There, I said it. I know every likes to pretend she’s a great thinker. And I know she’s likely to be the first woman Secretary of Defense. But I literally have never heard her say anything insightful. She’s just a straight-line proponent of conventional wisdom. She has an op-ed in the Washington Post today bashing “outmoded government.” She writes:
The second wrong move would be making deep cuts in government spending without fundamentally rethinking and transforming how government does business. While the federal government has a dedicated workforce that provides a number of essential functions and services to taxpayers, no one would argue that it is a model of efficiency or effectiveness. Indeed, many federal agencies and their core business practices were designed in the 1950s and 1960s. Even agencies that have gone through periods of reinvention remain years behind the private sector in terms of performance and efficiency.
In the past decade, the most competitive and successful U.S. companies have fundamentally transformed how they do business. They have adopted new strategies to cope with a more complex, dynamic and uncertain environment. Many have gone through a process of “delayering” to streamline and empower their organizations. They have leveraged new information technologies to enhance performance, agility and competitiveness while reducing cost. And they have made strategic investments in human capital and talent management to improve performance and foster the next generation of leaders.
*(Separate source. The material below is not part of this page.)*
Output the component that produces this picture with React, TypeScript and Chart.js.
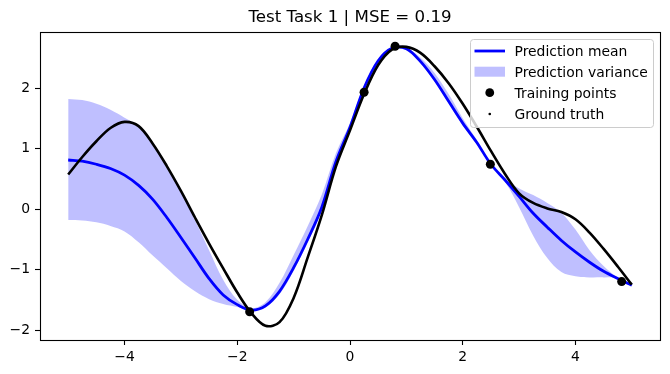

While some federal agencies have made good-faith attempts to become more efficient, most still carry the dead weight of unnecessary overhead, outmoded business processes, infrastructure that is no longer aligned to their mission, and underperforming organizational structures.
So, um, bullshit. Anyone who has worked in government does indeed know that there are a lot of inefficiencies. There is a lot of waste and generalized stupidity. But guess what? There is even more of that in the private sector. The notion that the private sector is more efficient generally is simply not empirically supportable.
Whether the issue is health care or, say, private vs. public prisons, there is just no compelling evidence that the private sector is more generally efficient. You’d think it would be. After all, the profit motive ought to generate more efficiency, but the reality is that while corporate management has a fiduciary responsibility to shareholders or owners in principle, in practice management is just as concerned with maximizing its own rewards.
Business justify all sorts of things on “efficiency” grounds. Business class travel and corporate jets supposedly allow managers to be more rested and work on the go and so on, but really it is about comfort and prestige, not efficiency. Lavish retreats supposedly promotes better communication and teamwork, but really is mostly about getting a paid vacation. Expensive office space and furnishings are supposed to reassure clients and set a tone of quality, but really just make more enjoyable places to work. And, of course, outsized salaries for CEOs and other senior managers are supposed to be about attracting top talent, and yet are often divorced from any objective measure of performance.
The idea that the private sector is efficient and adept at cutting waste, fraud, and abuse is just one of the empty zombie concepts that VSPs mouth mindlessly. But actually demonstrating private sector efficiency turns out to be hard to accomplish, and if you actually look at the excesses of the private sector in terms of spending on luxuries and outsized senior compensation it should be pretty obvious that the claim of efficiency is largely an empty assertion.
Flournoy just came out of government. As Under Secretary of Defense for Policy, her salary as a Level III Executive Schedule was $165,300. I’m pretty willing to be she makes a heck of a lot more as a “senior adviser at Boston Consulting Group.” But BCG is, by definition, more efficient. Did she get smarter? Is she working harder now? She’s apparently generating more value added now, right? I know that is just a little gotcha, but it is the kind of thing that might make a person think a little… if they weren’t so wedded to conventional wisdom that is.
So Michele, actually, I would argue that government “is a model of efficiency or effectiveness,” at least compared with the massive systematic waste and general incompetence demonstrated by many, many entities in the private sector.
Also, too…Michele, maybe this isn’t the smartest time in the world to be mouthing Romney-Ryan-style idiocies about how outmoded the public sector is. Remember, no matter how much you kiss ass, you’re still not gonna be Sec Def in a Republican Administration.